Citigroup has agreed to pay a $285 million settlement over accusations that it misled buyers of risky mortgage securities, said Daniel Wagner and Marcy Gordon in the Associated Press. The Securities and Exchange Commission alleged that Citigroup created a $1 billion portfolio of risky securities and “designed the investment to fail,” and then bet against the portfolio without telling unsuspecting investors. Citigroup “neither admitted nor denied” the allegations, but it will refund investors’ money, with interest. “We are pleased to put this matter behind us,” the company said in a statement.

Trade: U.S. companies sue China’s solar sector

Seven U.S. solar panel manufacturers last week accused China’s solar industry of unfairly manipulating the U.S. market, said Keith Bradsher in The New York Times. The firms filed a case at the Commerce Department alleging that Chinese companies, which dominate the solar panel market and receive generous government subsidies, dump panels in the U.S. “for less than it costs to manufacture and ship them.” The U.S. solar industry is not expanding to meet rising demand, said Sen. Ron Wyden (D-Ore.), because “China is cheating.”

Hacking scandal: Murdoch survives shareholder revolt

Rupert Murdoch survived a bid to strip him of his News Corp. chairmanship last week, said Dawn C. Chmielewski and Meg James in the Los Angeles Times. News Corp. has been under “increasing pressure to make dramatic changes to its management” after this summer’s phone hacking scandal. But Murdoch, whose family controls 40 percent of the company’s voting shares, prevailed at a contentious shareholders meeting. Murdoch “at times ridiculed” his detractors and declared himself “personally determined” to end the scandal.

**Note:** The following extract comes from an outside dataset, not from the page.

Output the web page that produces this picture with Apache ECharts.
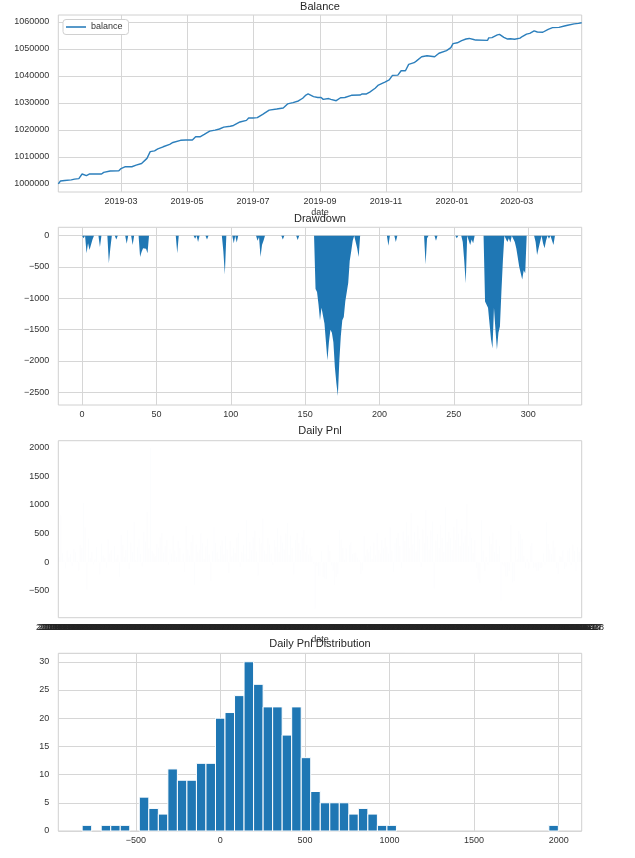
<!DOCTYPE html>
<html><head><meta charset="utf-8">
<script src="https://cdn.jsdelivr.net/npm/echarts@6/dist/echarts.min.js"></script>
<style>html,body{margin:0;padding:0;background:#fff}#c{width:635px;height:858px}</style>
</head><body><div id="c"></div>
<script>
// ---------- Balance ----------
const balanceDates = ['2019-01-02','2019-01-04','2019-01-08','2019-01-14','2019-01-17','2019-01-21','2019-01-24','2019-01-28','2019-01-31','2019-02-11','2019-02-13','2019-02-19','2019-02-27','2019-03-01','2019-03-05','2019-03-11','2019-03-15','2019-03-20','2019-03-25','2019-03-26','2019-03-28','2019-04-01','2019-04-04','2019-04-09','2019-04-15','2019-04-18','2019-04-25','2019-04-30','2019-05-06','2019-05-09','2019-05-13','2019-05-17','2019-05-22','2019-05-27','2019-05-28','2019-05-31','2019-06-04','2019-06-10','2019-06-13','2019-06-19','2019-06-25','2019-06-27','2019-07-01','2019-07-05','2019-07-10','2019-07-16','2019-07-23','2019-07-29','2019-08-02','2019-08-07','2019-08-12','2019-08-16','2019-08-19','2019-08-21','2019-08-26','2019-08-30','2019-09-02','2019-09-04','2019-09-09','2019-09-11','2019-09-16','2019-09-20','2019-09-24','2019-09-30','2019-10-08','2019-10-10','2019-10-14','2019-10-17','2019-10-22','2019-10-25','2019-10-31','2019-11-04','2019-11-07','2019-11-12','2019-11-15','2019-11-19','2019-11-22','2019-11-27','2019-11-29','2019-12-04','2019-12-09','2019-12-16','2019-12-20','2019-12-27','2019-12-31','2020-01-02','2020-01-06','2020-01-10','2020-01-14','2020-01-17','2020-01-21','2020-01-23','2020-02-03','2020-02-04','2020-02-07','2020-02-12','2020-02-14','2020-02-18','2020-02-21','2020-02-24','2020-02-28','2020-03-04','2020-03-06','2020-03-10','2020-03-13','2020-03-17','2020-03-20','2020-03-25','2020-03-30','2020-04-03','2020-04-09','2020-04-14','2020-04-17','2020-04-23','2020-04-27','2020-04-30'];
const balanceValues = [999950,1001000,1001200,1001400,1001700,1001900,1003600,1003000,1003600,1003600,1004200,1004700,1004800,1005600,1006300,1006300,1006900,1007500,1009400,1009800,1011900,1012200,1012900,1013700,1014600,1015300,1016100,1016200,1016200,1017400,1017400,1018300,1019500,1019900,1019300,1020300,1021000,1021300,1021600,1022900,1023500,1024400,1024400,1024500,1025700,1027300,1027700,1028100,1029600,1030100,1030700,1031700,1032900,1033300,1032300,1032000,1032000,1031300,1031600,1031300,1030800,1031900,1032000,1032800,1032900,1033300,1033300,1034000,1035400,1036600,1037700,1038500,1040200,1040300,1041900,1041900,1044300,1044900,1045500,1047100,1047500,1047100,1048400,1049400,1050500,1052000,1052300,1053100,1053700,1053900,1053500,1053300,1053200,1054100,1054200,1055200,1055400,1054300,1053700,1053800,1053600,1054000,1054600,1055500,1055800,1056700,1056300,1056200,1057300,1057900,1058000,1058500,1058800,1059300,1059500,1059700];

// ---------- Drawdown (index, value) ----------
const ddIndex = [0,1,2,3,4,5,6,7,8, 11,12,13, 17,18,19,20, 22,23,24, 29,30,31, 33,34,35, 38,39,40,41,42,43,44,45, 63,64,65, 75,76,77,78,79, 83,84,85, 94,95,96,97, 101,102,103,104,105, 110,111,112, 117,118,119,120,121,122,123, 134,135,136, 144,145,146,
 156,157,158,159,160,161,162,163,164,165,166,167,168,169,170,171,172,173,174,175,176,177,178,179,180,181,182,183, 185,186,187, 197,198,199, 205,206,207, 210,211,212, 226,227,228, 230,231,232,233, 237,238,239, 244,245,246, 251,252,253, 255,256,257,258,259, 260,261,262,263,264,
 270,271,272,273,274,275,276,277,278,279,280,281,282,283,284, 285,286,287,288,289, 290,291,292,293,294,295,296,297,298,299, 304,305,306,307,308,309,310,311,312,313,314,315,316,317,318,320];
const ddValues = [0,-40,0,-280,-120,-230,-250,-60,0, 0,-180,0, 0,-440,-200,0, 0,-60,0, 0,-130,0, 0,-150,0, 0,-340,-260,-200,-190,-210,-280,0, 0,-280,0, 0,-50,0,-100,0, 0,-60,0, 0,-250,-620,0, 0,-120,0,-110,0, 0,-30,0, 0,-80,-20,-340,-150,-80,0, 0,-60,0, 0,-70,0,
 0,-850,-900,-1100,-1350,-1150,-1150,-1400,-1700,-1990,-1700,-1500,-1550,-1700,-2100,-2350,-2560,-2000,-1600,-1350,-1300,-1050,-1050,-750,-400,-250,-80,0, -200,-340,0, 0,-20,0, 0,-160,0, 0,-100,0, 0,-25,0, 0,-460,-40,0, 0,-80,0, 0,-20,0, 0,-40,0, 0,-100,-400,-760,0, 0,-150,-60,-120,0,
 0,-1050,-1080,-1150,-1400,-1650,-1800,-1150,-1500,-1820,-1550,-1450,-900,-400,0, 0,-100,-40,-110,0, 0,-100,-200,-350,-500,-600,-700,-550,-600,0, 0,-100,-310,-200,-100,0,-120,-200,-80,0,-50,0,0,-150,0,0];

// ---------- Daily PnL (estimated) ----------
const pnlValues = [
 95,820,160,45,-110,205,88,142,-64,236,178,26,-148,305,252,1040,612,-480,415,78,
 186,-36,52,268,14,-212,330,118,74,-96,402,156,212,-18,288,66,134,-254,476,302,
 92,220,560,-118,346,184,708,38,262,410,146,-72,532,366,880,244,1997,198,156,104,
 322,260,436,518,174,286,392,-42,238,152,468,206,96,372,248,12,154,-166,640,224,
 118,356,480,-390,312,174,226,508,336,62,282,416,138,-324,192,618,340,176,58,296,
 384,142,462,228,-188,372,104,250,166,438,512,-80,176,298,146,734,62,358,214,438,
 560,188,-232,420,334,766,206,144,426,312,156,-46,388,272,596,184,470,344,230,502,
 686,128,466,254,-214,390,514,340,212,438,562,176,302,136,248,104,-26,-810,-64,-236,
 -240,196,-262,-288,-296,306,204,-58,-146,-402,-254,-208,566,400,250,52,246,4,302,350,
 148,168,172,86,40,-202,-140,462,118,230,176,282,60,348,126,516,220,154,388,246,
 436,278,154,612,208,-164,340,426,518,290,-98,536,372,702,468,244,860,316,526,188,
 642,404,-82,578,336,914,462,226,554,712,-458,380,498,254,646,428,180,960,356,530,
 430,220,620,390,762,504,286,580,348,470,1018,280,526,430,162,388,-100,-300,-360,738,
 206,-152,96,-44,456,318,522,184,398,148,290,-680,-36,-74,-252,-248,-154,652,-354,-326,
 272,54,548,498,406,112,-98,64,-112,286,342,-104,-96,-152,-146,-104,-96,154,-52,702,
 318,224,146,382,264,-102,-208,110,96,212,-122,-78,206,250,-48,312,202,-148,266,184,
 242];
const holidays = ['2019-01-01','2019-02-04','2019-02-05','2019-02-06','2019-02-07','2019-02-08','2019-04-05','2019-05-01','2019-05-02','2019-05-03','2019-06-07','2019-09-13','2019-10-01','2019-10-02','2019-10-03','2019-10-04','2019-10-07','2020-01-01','2020-01-24','2020-01-27','2020-01-28','2020-01-29','2020-01-30','2020-01-31','2020-04-06'];

// ---------- Histogram (bin counts) ----------
const histBinStart = -817;
const histBinWidth = 56.3;
const histCounts = [1,0,1,1,1,0,6,4,3,11,9,9,12,12,20,21,24,30,26,22,22,17,22,13,7,5,5,5,3,4,3,1,1,0,0,0,0,0,0,0,0,0,0,0,0,0,0,0,0,1];

// ---------- Tick labels ----------
const balanceXTicks = ['2019-03-01','2019-05-01','2019-07-01','2019-09-01','2019-11-01','2020-01-01','2020-03-01'];
const balanceXRange = ['2019-01-02','2020-04-30'];
const balanceYTicks = [1000000,1010000,1020000,1030000,1040000,1050000,1060000];
const ddXTicks = [0,50,100,150,200,250,300];
const ddYTicks = [-2500,-2000,-1500,-1000,-500,0];
const pnlYTicks = [-500,0,500,1000,1500,2000];
const histXTicks = [-500,0,500,1000,1500,2000];

const ts = s => Date.UTC(+s.slice(0, 4), +s.slice(5, 7) - 1, +s.slice(8, 10));
function buildDays(start, n) {
  const out = []; const d = new Date(start + 'T00:00:00Z');
  while (out.length < n) {
    const dow = d.getUTCDay(); const s = d.toISOString().slice(0, 10);
    if (dow !== 0 && dow !== 6 && holidays.indexOf(s) < 0) out.push(s);
    d.setUTCDate(d.getUTCDate() + 1);
  }
  return out;
}
const pnlDates = buildDays('2019-01-02', pnlValues.length);

const FONT = '"Liberation Sans", Arial, sans-serif';
const TXT = '#333333';
const GRIDC = '#d6d6d6';
const lab = (extra) => Object.assign({fontFamily: FONT, fontSize: 9, color: TXT}, extra || {});
const minus = v => String(v).replace('-', '\u2212');
const fmtMonth = v => { const d = new Date(v); return d.getUTCFullYear() + '-' + String(d.getUTCMonth() + 1).padStart(2, '0'); };
const split = {show: true, lineStyle: {color: GRIDC, width: 1}};
const titleStyle = {fontFamily: FONT, fontSize: 11, fontWeight: 'normal', color: '#262626', lineHeight: 13};

const L = 58.3, W = 523.4;
const grids = [
  {left: L, width: W, top: 15, height: 177},
  {left: L, width: W, top: 227.3, height: 177.7},
  {left: L, width: W, top: 440.7, height: 177},
  {left: L, width: W, top: 653.3, height: 177.7}
].map(g => Object.assign(g, {show: true, borderColor: '#d0d0d0', borderWidth: 1, backgroundColor: '#fff', containLabel: false}));

const histData = histCounts.map((c, k) => [histBinStart + k * histBinWidth, histBinStart + (k + 1) * histBinWidth, c]).filter(d => d[2] > 0);

const LINEC = '#2c7fbc';
const chart = echarts.init(document.getElementById('c'), null, {renderer: 'canvas'});
chart.setOption({
  animation: false,
  backgroundColor: '#fff',
  title: [
    {text: 'Balance', left: L + W / 2, top: 0, textAlign: 'center', padding: 0, textStyle: titleStyle},
    {text: 'Drawdown', left: L + W / 2, top: 212.5, textAlign: 'center', padding: 0, textStyle: titleStyle},
    {text: 'Daily Pnl', left: L + W / 2, top: 424.5, textAlign: 'center', padding: 0, textStyle: titleStyle},
    {text: 'Daily Pnl Distribution', left: L + W / 2, top: 637.5, textAlign: 'center', padding: 0, textStyle: titleStyle}
  ],
  legend: {
    data: [{name: 'balance', icon: 'rect', itemStyle: {color: LINEC}}],
    left: 63, top: 19.5, padding: [2, 6, 2, 3], itemWidth: 20, itemHeight: 1.6, itemGap: 5,
    backgroundColor: '#fff', borderColor: '#d0d0d0', borderWidth: 1, borderRadius: 3,
    textStyle: {fontFamily: FONT, fontSize: 9, color: TXT, lineHeight: 11}
  },
  grid: grids,
  xAxis: [
    {gridIndex: 0, type: 'value', min: ts(balanceXRange[0]), max: ts(balanceXRange[1]),
     axisLine: {show: false}, axisTick: {show: false, customValues: balanceXTicks.map(ts)},
     axisLabel: lab({margin: 5, customValues: balanceXTicks.map(ts), formatter: fmtMonth}),
     splitLine: split, name: 'date', nameLocation: 'middle', nameGap: 16.5, nameTextStyle: lab()},
    {gridIndex: 1, type: 'value', min: -16, max: 336,
     axisLine: {show: false}, axisTick: {show: false, customValues: ddXTicks},
     axisLabel: lab({margin: 5, customValues: ddXTicks, formatter: minus}), splitLine: split},
    {gridIndex: 2, type: 'category', data: pnlDates, boundaryGap: true,
     axisLine: {show: false}, axisTick: {show: false},
     axisLabel: lab({margin: 5, interval: 0, color: '#262626'}), splitLine: {show: false},
     name: 'date', nameLocation: 'middle', nameGap: 17, nameTextStyle: lab()},
    {gridIndex: 3, type: 'value', min: -958, max: 2136,
     axisLine: {show: false}, axisTick: {show: false, customValues: histXTicks},
     axisLabel: lab({margin: 5, customValues: histXTicks, formatter: minus}), splitLine: split}
  ],
  yAxis: [
    {gridIndex: 0, type: 'value', min: 996920, max: 1062600,
     axisLine: {show: false}, axisTick: {show: false, customValues: balanceYTicks},
     axisLabel: lab({margin: 9, customValues: balanceYTicks, formatter: v => String(v)}), splitLine: split},
    {gridIndex: 1, type: 'value', min: -2703, max: 134,
     axisLine: {show: false}, axisTick: {show: false, customValues: ddYTicks},
     axisLabel: lab({margin: 9, customValues: ddYTicks, formatter: minus}), splitLine: split},
    {gridIndex: 2, type: 'value', min: -966, max: 2122,
     axisLine: {show: false}, axisTick: {show: false, customValues: pnlYTicks},
     axisLabel: lab({margin: 9, customValues: pnlYTicks, formatter: minus}), splitLine: {show: false}},
    {gridIndex: 3, type: 'value', min: 0, max: 31.5, interval: 5,
     axisLine: {show: false}, axisTick: {show: false},
     axisLabel: lab({margin: 9, showMaxLabel: false}), splitLine: split}
  ],
  series: [
    {name: 'balance', type: 'line', xAxisIndex: 0, yAxisIndex: 0, symbol: 'none', showSymbol: false,
     data: balanceDates.map((d, i) => [ts(d), balanceValues[i]]),
     lineStyle: {color: LINEC, width: 1.4}, itemStyle: {color: LINEC}},
    {name: 'drawdown', type: 'line', xAxisIndex: 1, yAxisIndex: 1, symbol: 'none', showSymbol: false,
     data: ddIndex.map((x, i) => [x, ddValues[i]]),
     lineStyle: {width: 0}, areaStyle: {color: '#1f77b4', opacity: 1}},
    {name: 'pnl', type: 'bar', xAxisIndex: 2, yAxisIndex: 2, data: pnlValues, barCategoryGap: '20%',
     itemStyle: {color: 'rgba(31,119,180,0.012)'}},
    {name: 'hist', type: 'custom', xAxisIndex: 3, yAxisIndex: 3, data: histData, encode: {x: [0, 1], y: 2},
     renderItem: function (params, api) {
       const p0 = api.coord([api.value(0), api.value(2)]);
       const p1 = api.coord([api.value(1), 0]);
       return {type: 'rect', shape: {x: p0[0], y: p0[1], width: p1[0] - p0[0], height: p1[1] - p0[1]},
               style: {fill: '#1f77b4', stroke: '#ffffff', lineWidth: 1}};
     }}
  ]
});
</script></body></html>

Economy: Standard of living falls at fastest rate ever

Another week, another grim U.S. economic statistic, said Ron Scherer in Americans’ standard of living has “fallen longer and more steeply over the past three years” than at any time since the U.S. government began measuring it five decades ago. The average American has $1,315 less in disposable income now than in 2008. Another economic indicator, the so-called Misery Index, which is the sum of the country’s unemployment and inflation rates, also hit a 28-year high.